Rasul Paulus mengatakan, “Karena bagiku hidup adalah Kristus dan mati adalah keuntungan. Tetapi jika aku harus hidup di dunia ini, itu berarti bagiku bekerja memberi buah. Jadi mana yang harus kupilih, aku tidak tahu. Aku didesak dari dua pihak: aku ingin pergi dan diam bersama-sama dengan Kristus itu memang jauh lebih baik; tetapi lebih perlu untuk tinggal di dunia ini karena kamu” (Filipi 1:21-24). Demikianlah orang-orang beriman di dalam Kristus yang meninggal dapat kita baca di berbagai koran : “Telah pulang ke rumah Bapa di sorga.” Ada pula yang menulis In Loving Memory. “Setahun sudah engkau meninggalkan kami, tapi kami yakin engkau saat ini berada di rumah Bapa di sorga.
Nasihat bijak mengatakan., hiduplah dengan visi yang jelas. Visi abadi orang Kristen adalah tinggal di rumah Bapa di sorga. Alkitab mengatakan, orang Kristen yang telah ditebus dosa-dosanya adalah ciptaan baru, warga kerajaan sorga, bangsa yang kudus. Kita harus menyadari, hidup di dunia ini hanyalah sementara. Kalau kita mati,  kita tidak usah takut. Sebab maut, musuh terakhir itu, sudah dikalahkan Yesus. Bila membayangkan betapa rumah Bapa di sorga sedang menantikan kita, semestinya menggairahkan kita untuk menjalani peran sebagai “garam dan terang”. Benar kata Rasul Paulus, penderitaan kita di dunia ini belumlah apa-apa dibandingkan dengan kemuliaan yang akan kita peroleh. Kita sebagai orang Kristen tenrtunya selalu bersuka cita menyampaikan Amanat Angung dari Yesus Kristus Tuhan kita, yakni memberitakan Injil sampai ke seluruh dunia.


Kasih Allah

Catatan: artikel ini dimuat di majalah Maranatha

            Hidup di bumi ini sering membuat kita minder dan tak berpengharapan. Terlebih bagi sesama kita yang hidup dalam kemiskinan, yang sekadar untuk memenuhi kebutuhan pokok saja sulit diperoleh. Namun, Alkitab mengingatkan, “Lihatlah, betapa besarnya kasih yang dikaruniakan Bapa kepada kita, sehingga kita disebut anak-anak Allah, dan memang kita adalah anak-anak Allah….” (1 Yohanes 3:1).  

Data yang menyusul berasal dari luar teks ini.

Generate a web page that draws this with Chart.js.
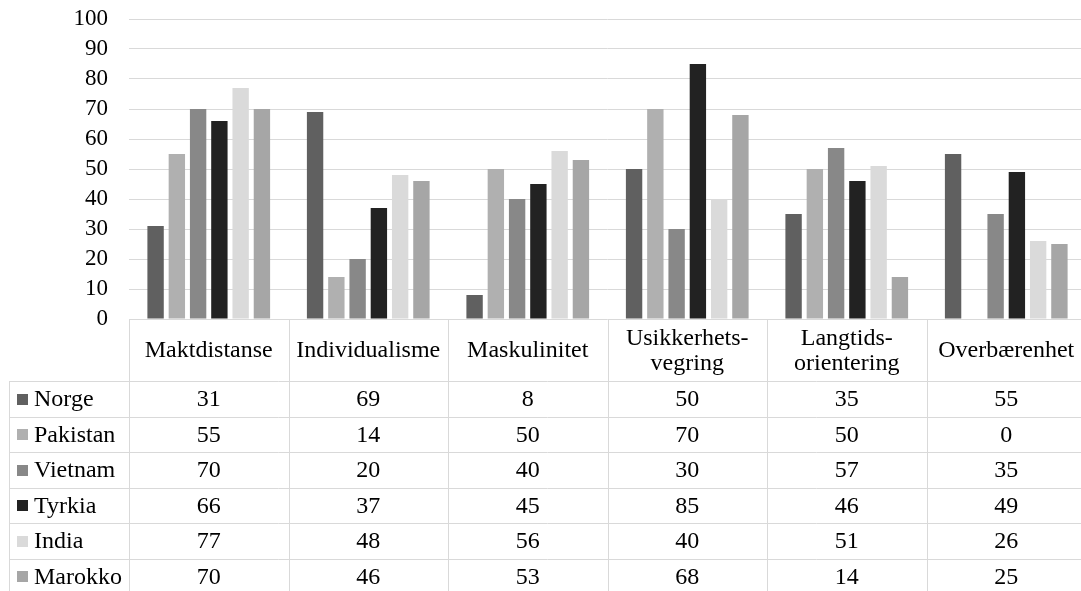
<!DOCTYPE html>
<html>
<head>
<meta charset="utf-8">
<script src="https://cdn.jsdelivr.net/npm/chart.js@4"></script>
<style>
html,body{margin:0;padding:0;overflow:hidden;background:#fff;}
#wrap{width:1087px;height:591px;}
</style>
</head>
<body>
<div id="wrap"><canvas id="c" width="1087" height="591"></canvas></div>
<script>
const categories = ['Maktdistanse', 'Individualisme', 'Maskulinitet', ['Usikkerhets-', 'vegring'], ['Langtids-', 'orientering'], 'Overbærenhet'];
const seriesNames = ['Norge', 'Pakistan', 'Vietnam', 'Tyrkia', 'India', 'Marokko'];
const norge    = [31, 69, 8, 50, 35, 55];
const pakistan = [55, 14, 50, 70, 50, 0];
const vietnam  = [70, 20, 40, 30, 57, 35];
const tyrkia   = [66, 37, 45, 85, 46, 49];
const india    = [77, 48, 56, 40, 51, 26];
const marokko  = [70, 46, 53, 68, 14, 25];
const seriesColors = ['#606060', '#b0b0b0', '#888888', '#222222', '#dadada', '#a6a6a6'];
const yTicks = [0, 10, 20, 30, 40, 50, 60, 70, 80, 90, 100];

const seriesValues = [norge, pakistan, vietnam, tyrkia, india, marokko];
const FONT = '"Liberation Serif", "Times New Roman", serif';
const FS_TICK = 23;
const FS_TABLE = 24;
const LINE = '#d9d9d9';

const tablePlugin = {
  id: 'dataTable',
  afterDraw(chart) {
    const ctx = chart.ctx;
    const x = chart.scales.x;
    const area = chart.chartArea;
    const n = categories.length;
    const colW = (area.right - area.left) / n;
    const top = area.bottom;
    const headerH = 62;
    const rowH = 35.5;
    const leftX = 9;
    ctx.save();
    ctx.strokeStyle = LINE;
    ctx.lineWidth = 1;
    const px = v => Math.round(v) + 0.5;
    ctx.beginPath();
    for (let i = 0; i < n; i++) {
      const cx = x.getPixelForValue(i) - colW / 2;
      ctx.moveTo(px(cx), top);
      ctx.lineTo(px(cx), chart.height);
    }
    ctx.moveTo(px(leftX), top + headerH);
    ctx.lineTo(px(leftX), chart.height);
    for (let r = 0; r <= seriesNames.length; r++) {
      const y = top + headerH + r * rowH;
      ctx.moveTo(leftX, px(y));
      ctx.lineTo(area.right, px(y));
    }
    ctx.stroke();

    ctx.fillStyle = '#000';
    ctx.font = FS_TABLE + 'px ' + FONT;
    ctx.textAlign = 'center';
    ctx.textBaseline = 'middle';
    for (let i = 0; i < n; i++) {
      const cx = x.getPixelForValue(i);
      const lab = categories[i];
      const lines = Array.isArray(lab) ? lab : [lab];
      const lh = 25;
      const cy = top + headerH / 2 + 1;
      lines.forEach((t, k) => {
        ctx.fillText(t, cx, cy + (k - (lines.length - 1) / 2) * lh);
      });
    }
    for (let r = 0; r < seriesNames.length; r++) {
      const cy = top + headerH + r * rowH + rowH / 2 + 1;
      ctx.textAlign = 'left';
      ctx.fillStyle = seriesColors[r];
      ctx.fillRect(17, Math.round(cy - 6), 11, 11);
      ctx.fillStyle = '#000';
      ctx.fillText(seriesNames[r], 34, cy);
      ctx.textAlign = 'center';
      for (let i = 0; i < n; i++) {
        ctx.fillText(String(seriesValues[r][i]), x.getPixelForValue(i), cy);
      }
    }
    ctx.restore();
  }
};

new Chart(document.getElementById('c'), {
  type: 'bar',
  data: {
    labels: categories,
    datasets: seriesNames.map((name, i) => ({
      label: name,
      data: seriesValues[i],
      backgroundColor: seriesColors[i],
      borderWidth: 0,
      categoryPercentage: 0.8,
      barPercentage: 0.77
    }))
  },
  options: {
    responsive: false,
    animation: false,
    devicePixelRatio: 1,
    layout: { padding: { top: 19, bottom: 272, left: 0, right: 1 } },
    plugins: { legend: { display: false }, tooltip: { enabled: false }, title: { display: false } },
    scales: {
      x: { display: false },
      y: {
        min: 0, max: 100,
        afterFit(s) { s.width = 129; s.paddingTop = 0; s.paddingBottom = 0; },
        afterBuildTicks(s) { s.ticks = yTicks.map(v => ({ value: v })); },
        border: { display: false },
        grid: { color: LINE, lineWidth: 1, drawTicks: false },
        ticks: { padding: 21, autoSkip: false, color: '#000', font: { family: FONT, size: FS_TICK, lineHeight: 1 } }
      }
    }
  },
  plugins: [tablePlugin]
});
</script>
</body>
</html>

Kasih Allah adalah agape. Kasih yang rela berkorban diri; kasih tanpa pamrih.  “Tidak ada kasih yang lebih besar dari pada kasih seorang yang memberikan nyawanya untuk sahabat-sahabatnya” (Yohanes 15:13). Yesus telah menyerahkan nyawa-Nya sendiri sebagai tebusan bagi kita yang berasal dari debu tanah sehingga dilayakkan menjadi anak-anak Allah.

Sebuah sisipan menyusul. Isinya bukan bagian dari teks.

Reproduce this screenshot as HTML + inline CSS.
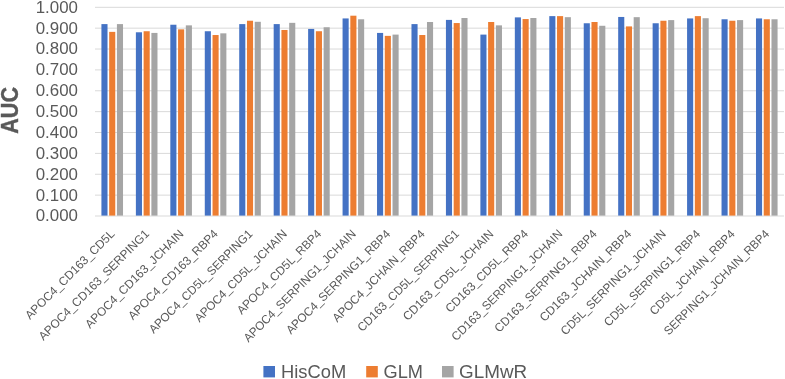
<!DOCTYPE html><html><head><meta charset="utf-8"><title>AUC chart</title><style>html,body{margin:0;padding:0;background:#fff}svg{display:block}</style></head><body>
<svg width="785" height="379" viewBox="0 0 785 379">
<rect width="785" height="379" fill="#ffffff"/>
<line x1="95.0" x2="784.0" y1="7.30" y2="7.30" stroke="#D9D9D9" stroke-width="1"/>
<line x1="95.0" x2="784.0" y1="28.17" y2="28.17" stroke="#D9D9D9" stroke-width="1"/>
<line x1="95.0" x2="784.0" y1="49.04" y2="49.04" stroke="#D9D9D9" stroke-width="1"/>
<line x1="95.0" x2="784.0" y1="69.91" y2="69.91" stroke="#D9D9D9" stroke-width="1"/>
<line x1="95.0" x2="784.0" y1="90.78" y2="90.78" stroke="#D9D9D9" stroke-width="1"/>
<line x1="95.0" x2="784.0" y1="111.65" y2="111.65" stroke="#D9D9D9" stroke-width="1"/>
<line x1="95.0" x2="784.0" y1="132.52" y2="132.52" stroke="#D9D9D9" stroke-width="1"/>
<line x1="95.0" x2="784.0" y1="153.39" y2="153.39" stroke="#D9D9D9" stroke-width="1"/>
<line x1="95.0" x2="784.0" y1="174.26" y2="174.26" stroke="#D9D9D9" stroke-width="1"/>
<line x1="95.0" x2="784.0" y1="195.13" y2="195.13" stroke="#D9D9D9" stroke-width="1"/>
<line x1="95.0" x2="784.0" y1="216.00" y2="216.00" stroke="#D9D9D9" stroke-width="1"/>
<text transform="translate(77.9,12.70) scale(1.055,1)" text-anchor="end" font-family="Liberation Sans, Arial, sans-serif" font-size="16" fill="#595959">1.000</text>
<text transform="translate(77.9,33.57) scale(1.055,1)" text-anchor="end" font-family="Liberation Sans, Arial, sans-serif" font-size="16" fill="#595959">0.900</text>
<text transform="translate(77.9,54.44) scale(1.055,1)" text-anchor="end" font-family="Liberation Sans, Arial, sans-serif" font-size="16" fill="#595959">0.800</text>
<text transform="translate(77.9,75.31) scale(1.055,1)" text-anchor="end" font-family="Liberation Sans, Arial, sans-serif" font-size="16" fill="#595959">0.700</text>
<text transform="translate(77.9,96.18) scale(1.055,1)" text-anchor="end" font-family="Liberation Sans, Arial, sans-serif" font-size="16" fill="#595959">0.600</text>
<text transform="translate(77.9,117.05) scale(1.055,1)" text-anchor="end" font-family="Liberation Sans, Arial, sans-serif" font-size="16" fill="#595959">0.500</text>
<text transform="translate(77.9,137.92) scale(1.055,1)" text-anchor="end" font-family="Liberation Sans, Arial, sans-serif" font-size="16" fill="#595959">0.400</text>
<text transform="translate(77.9,158.79) scale(1.055,1)" text-anchor="end" font-family="Liberation Sans, Arial, sans-serif" font-size="16" fill="#595959">0.300</text>
<text transform="translate(77.9,179.66) scale(1.055,1)" text-anchor="end" font-family="Liberation Sans, Arial, sans-serif" font-size="16" fill="#595959">0.200</text>
<text transform="translate(77.9,200.53) scale(1.055,1)" text-anchor="end" font-family="Liberation Sans, Arial, sans-serif" font-size="16" fill="#595959">0.100</text>
<text transform="translate(77.9,221.40) scale(1.055,1)" text-anchor="end" font-family="Liberation Sans, Arial, sans-serif" font-size="16" fill="#595959">0.000</text>
<rect x="101.42" y="24.10" width="6.1" height="191.50" fill="#4472C4"/>
<rect x="109.17" y="31.87" width="6.1" height="183.73" fill="#ED7D31"/>
<rect x="116.92" y="24.10" width="6.1" height="191.50" fill="#A5A5A5"/>
<rect x="135.88" y="32.29" width="6.1" height="183.31" fill="#4472C4"/>
<rect x="143.62" y="31.24" width="6.1" height="184.36" fill="#ED7D31"/>
<rect x="151.38" y="32.92" width="6.1" height="182.68" fill="#A5A5A5"/>
<rect x="170.32" y="24.73" width="6.1" height="190.87" fill="#4472C4"/>
<rect x="178.07" y="29.35" width="6.1" height="186.25" fill="#ED7D31"/>
<rect x="185.82" y="25.36" width="6.1" height="190.24" fill="#A5A5A5"/>
<rect x="204.78" y="31.24" width="6.1" height="184.36" fill="#4472C4"/>
<rect x="212.53" y="35.02" width="6.1" height="180.58" fill="#ED7D31"/>
<rect x="220.28" y="33.34" width="6.1" height="182.26" fill="#A5A5A5"/>
<rect x="239.22" y="24.10" width="6.1" height="191.50" fill="#4472C4"/>
<rect x="246.97" y="20.74" width="6.1" height="194.86" fill="#ED7D31"/>
<rect x="254.72" y="21.79" width="6.1" height="193.81" fill="#A5A5A5"/>
<rect x="273.68" y="24.10" width="6.1" height="191.50" fill="#4472C4"/>
<rect x="281.43" y="29.98" width="6.1" height="185.62" fill="#ED7D31"/>
<rect x="289.18" y="22.84" width="6.1" height="192.76" fill="#A5A5A5"/>
<rect x="308.12" y="28.93" width="6.1" height="186.67" fill="#4472C4"/>
<rect x="315.88" y="31.24" width="6.1" height="184.36" fill="#ED7D31"/>
<rect x="323.62" y="27.25" width="6.1" height="188.35" fill="#A5A5A5"/>
<rect x="342.57" y="18.43" width="6.1" height="197.17" fill="#4472C4"/>
<rect x="350.32" y="15.70" width="6.1" height="199.90" fill="#ED7D31"/>
<rect x="358.07" y="19.27" width="6.1" height="196.33" fill="#A5A5A5"/>
<rect x="377.03" y="32.92" width="6.1" height="182.68" fill="#4472C4"/>
<rect x="384.78" y="35.86" width="6.1" height="179.74" fill="#ED7D31"/>
<rect x="392.53" y="34.60" width="6.1" height="181.00" fill="#A5A5A5"/>
<rect x="411.48" y="24.10" width="6.1" height="191.50" fill="#4472C4"/>
<rect x="419.23" y="35.02" width="6.1" height="180.58" fill="#ED7D31"/>
<rect x="426.98" y="22.00" width="6.1" height="193.60" fill="#A5A5A5"/>
<rect x="445.93" y="19.90" width="6.1" height="195.70" fill="#4472C4"/>
<rect x="453.68" y="23.05" width="6.1" height="192.55" fill="#ED7D31"/>
<rect x="461.43" y="18.01" width="6.1" height="197.59" fill="#A5A5A5"/>
<rect x="480.38" y="34.60" width="6.1" height="181.00" fill="#4472C4"/>
<rect x="488.12" y="22.00" width="6.1" height="193.60" fill="#ED7D31"/>
<rect x="495.88" y="25.36" width="6.1" height="190.24" fill="#A5A5A5"/>
<rect x="514.83" y="17.38" width="6.1" height="198.22" fill="#4472C4"/>
<rect x="522.58" y="19.06" width="6.1" height="196.54" fill="#ED7D31"/>
<rect x="530.33" y="18.01" width="6.1" height="197.59" fill="#A5A5A5"/>
<rect x="549.28" y="16.12" width="6.1" height="199.48" fill="#4472C4"/>
<rect x="557.03" y="16.12" width="6.1" height="199.48" fill="#ED7D31"/>
<rect x="564.78" y="17.17" width="6.1" height="198.43" fill="#A5A5A5"/>
<rect x="583.73" y="23.26" width="6.1" height="192.34" fill="#4472C4"/>
<rect x="591.48" y="22.00" width="6.1" height="193.60" fill="#ED7D31"/>
<rect x="599.23" y="25.78" width="6.1" height="189.82" fill="#A5A5A5"/>
<rect x="618.18" y="16.96" width="6.1" height="198.64" fill="#4472C4"/>
<rect x="625.93" y="26.41" width="6.1" height="189.19" fill="#ED7D31"/>
<rect x="633.68" y="17.17" width="6.1" height="198.43" fill="#A5A5A5"/>
<rect x="652.63" y="23.26" width="6.1" height="192.34" fill="#4472C4"/>
<rect x="660.38" y="20.74" width="6.1" height="194.86" fill="#ED7D31"/>
<rect x="668.13" y="20.11" width="6.1" height="195.49" fill="#A5A5A5"/>
<rect x="687.08" y="18.43" width="6.1" height="197.17" fill="#4472C4"/>
<rect x="694.83" y="16.12" width="6.1" height="199.48" fill="#ED7D31"/>
<rect x="702.58" y="18.22" width="6.1" height="197.38" fill="#A5A5A5"/>
<rect x="721.53" y="19.27" width="6.1" height="196.33" fill="#4472C4"/>
<rect x="729.28" y="20.74" width="6.1" height="194.86" fill="#ED7D31"/>
<rect x="737.03" y="20.11" width="6.1" height="195.49" fill="#A5A5A5"/>
<rect x="755.98" y="18.43" width="6.1" height="197.17" fill="#4472C4"/>
<rect x="763.73" y="19.27" width="6.1" height="196.33" fill="#ED7D31"/>
<rect x="771.48" y="19.27" width="6.1" height="196.33" fill="#A5A5A5"/>
<text transform="translate(115.42,234.60) rotate(-45) scale(0.9900,1)" text-anchor="end" font-family="Liberation Sans, Arial, sans-serif" font-size="12" fill="#595959">APOC4_CD163_CD5L</text>
<text transform="translate(149.88,234.60) rotate(-45) scale(0.9900,1)" text-anchor="end" font-family="Liberation Sans, Arial, sans-serif" font-size="12" fill="#595959">APOC4_CD163_SERPING1</text>
<text transform="translate(184.32,234.60) rotate(-45) scale(0.9900,1)" text-anchor="end" font-family="Liberation Sans, Arial, sans-serif" font-size="12" fill="#595959">APOC4_CD163_JCHAIN</text>
<text transform="translate(218.78,234.60) rotate(-45) scale(0.9900,1)" text-anchor="end" font-family="Liberation Sans, Arial, sans-serif" font-size="12" fill="#595959">APOC4_CD163_RBP4</text>
<text transform="translate(253.22,234.60) rotate(-45) scale(0.9694,1)" text-anchor="end" font-family="Liberation Sans, Arial, sans-serif" font-size="12" fill="#595959">APOC4_CD5L_SERPING1</text>
<text transform="translate(287.68,234.60) rotate(-45) scale(0.9752,1)" text-anchor="end" font-family="Liberation Sans, Arial, sans-serif" font-size="12" fill="#595959">APOC4_CD5L_JCHAIN</text>
<text transform="translate(322.12,234.60) rotate(-45) scale(0.9814,1)" text-anchor="end" font-family="Liberation Sans, Arial, sans-serif" font-size="12" fill="#595959">APOC4_CD5L_RBP4</text>
<text transform="translate(356.57,234.60) rotate(-45) scale(0.9685,1)" text-anchor="end" font-family="Liberation Sans, Arial, sans-serif" font-size="12" fill="#595959">APOC4_SERPING1_JCHAIN</text>
<text transform="translate(391.03,234.60) rotate(-45) scale(0.9708,1)" text-anchor="end" font-family="Liberation Sans, Arial, sans-serif" font-size="12" fill="#595959">APOC4_SERPING1_RBP4</text>
<text transform="translate(425.48,234.60) rotate(-45) scale(0.9706,1)" text-anchor="end" font-family="Liberation Sans, Arial, sans-serif" font-size="12" fill="#595959">APOC4_JCHAIN_RBP4</text>
<text transform="translate(459.93,234.60) rotate(-45) scale(0.9745,1)" text-anchor="end" font-family="Liberation Sans, Arial, sans-serif" font-size="12" fill="#595959">CD163_CD5L_SERPING1</text>
<text transform="translate(494.38,234.60) rotate(-45) scale(0.9844,1)" text-anchor="end" font-family="Liberation Sans, Arial, sans-serif" font-size="12" fill="#595959">CD163_CD5L_JCHAIN</text>
<text transform="translate(528.83,234.60) rotate(-45) scale(0.9873,1)" text-anchor="end" font-family="Liberation Sans, Arial, sans-serif" font-size="12" fill="#595959">CD163_CD5L_RBP4</text>
<text transform="translate(563.28,234.60) rotate(-45) scale(0.9784,1)" text-anchor="end" font-family="Liberation Sans, Arial, sans-serif" font-size="12" fill="#595959">CD163_SERPING1_JCHAIN</text>
<text transform="translate(597.73,234.60) rotate(-45) scale(0.9760,1)" text-anchor="end" font-family="Liberation Sans, Arial, sans-serif" font-size="12" fill="#595959">CD163_SERPING1_RBP4</text>
<text transform="translate(632.18,234.60) rotate(-45) scale(0.9900,1)" text-anchor="end" font-family="Liberation Sans, Arial, sans-serif" font-size="12" fill="#595959">CD163_JCHAIN_RBP4</text>
<text transform="translate(666.63,234.60) rotate(-45) scale(0.9664,1)" text-anchor="end" font-family="Liberation Sans, Arial, sans-serif" font-size="12" fill="#595959">CD5L_SERPING1_JCHAIN</text>
<text transform="translate(701.08,234.60) rotate(-45) scale(0.9606,1)" text-anchor="end" font-family="Liberation Sans, Arial, sans-serif" font-size="12" fill="#595959">CD5L_SERPING1_RBP4</text>
<text transform="translate(735.53,234.60) rotate(-45) scale(0.9664,1)" text-anchor="end" font-family="Liberation Sans, Arial, sans-serif" font-size="12" fill="#595959">CD5L_JCHAIN_RBP4</text>
<text transform="translate(769.98,234.60) rotate(-45) scale(0.9631,1)" text-anchor="end" font-family="Liberation Sans, Arial, sans-serif" font-size="12" fill="#595959">SERPING1_JCHAIN_RBP4</text>
<text transform="translate(18,110.4) rotate(-90) scale(0.88,1)" text-anchor="middle" font-family="Liberation Sans, Arial, sans-serif" font-size="24.5" font-weight="bold" fill="#595959" stroke="#595959" stroke-width="0.4">AUC</text>
<rect x="263.4" y="366" width="11.6" height="11.4" fill="#4472C4"/>
<text transform="translate(281.0,377.9) scale(1.043,1)" font-family="Liberation Sans, Arial, sans-serif" font-size="17.6" fill="#595959">HisCoM</text>
<rect x="366.2" y="366" width="11.6" height="11.4" fill="#ED7D31"/>
<text transform="translate(383.5,377.9) scale(1.034,1)" font-family="Liberation Sans, Arial, sans-serif" font-size="17.6" fill="#595959">GLM</text>
<rect x="442.0" y="366" width="11.6" height="11.4" fill="#A5A5A5"/>
<text transform="translate(459.0,377.9) scale(1.073,1)" font-family="Liberation Sans, Arial, sans-serif" font-size="17.6" fill="#595959">GLMwR</text>
</svg></body></html>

Sebagai pengikut Yesus, Alkitab mengingatkan pula hak istimewa kita: “jikalau kamu anak, maka kamu juga adalah ahli-ahli waris, oleh Allah (Galatia 4:7).
Ahli waris selalu mengingatkan kita pada hak warisan yang akan kita terima. Majalah Forbes, seperti dikutip Kompas (17 Maret 2008), menobatkan investor kawakan Wall Street, Warren Buffet (77)  sebagai orang terkaya di bumi saat ini. Ia memiliki kekayaan bersih  62 milyar dollar AS (Rp 570 triliun). Jika kekayaannya didepositokan dengan bunga 5 persen saja per tahun, maka dihasilkan sekitar Rp 80 milyar per hari! Bayangkan saja, kalau kita diangkat menjadi ahli warisnya. Wow! Betapa senang dan kayanya kita.

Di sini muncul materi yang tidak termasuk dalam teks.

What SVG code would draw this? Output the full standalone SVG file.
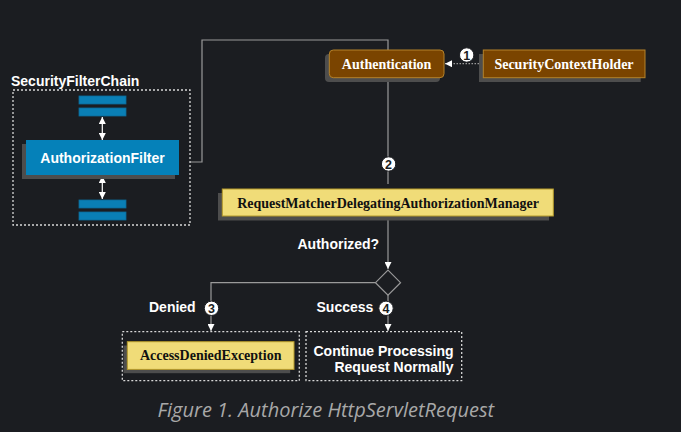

Dan bukankah menjadi ahli waris Allah Bapa kita jauh lebih penting dan mulia? Anggap saja seluruh kekayaan di bumi ini milik manusia, ternyata itu tak seberapa dibandingkan dengan kekayaan-Nya. Lihat saja bintang-bintang yang bertaburan di alam semesta. Dalam satu galaksi Bimasakti di mana kita tinggal bersama bulan, dan planet-planet lainnya, terdapat milyaran bintang. Bimasakti adalah satu di antara milyaran galaksi, di mana setiap galaksi memiliki milyaran bintang pula. Ah, betapa kecilnya bumi di antara milyaran bintang, sebab bintang terkecil adalah  Matahari yang ukurannya lebih seratus kali dari Bumi. Bayangkan pula ukuran manusia di antara bintang-bintang. Betapa kecilnya kita, seperti debu. Dalam perspektif ini, kita bisa membayangkan kekaguman Daud kepada Bapa-Nya, “Jika aku melihat langit-Mu buatan jari-Mu, bulan dan bintang-bintang yang Kau tempatkan: apakah anak manusia sehingga Engkau mengingatnya? Apakah anak manusia sehingga Engkau mengindahkannya?” (Mazmur 8: 4-5).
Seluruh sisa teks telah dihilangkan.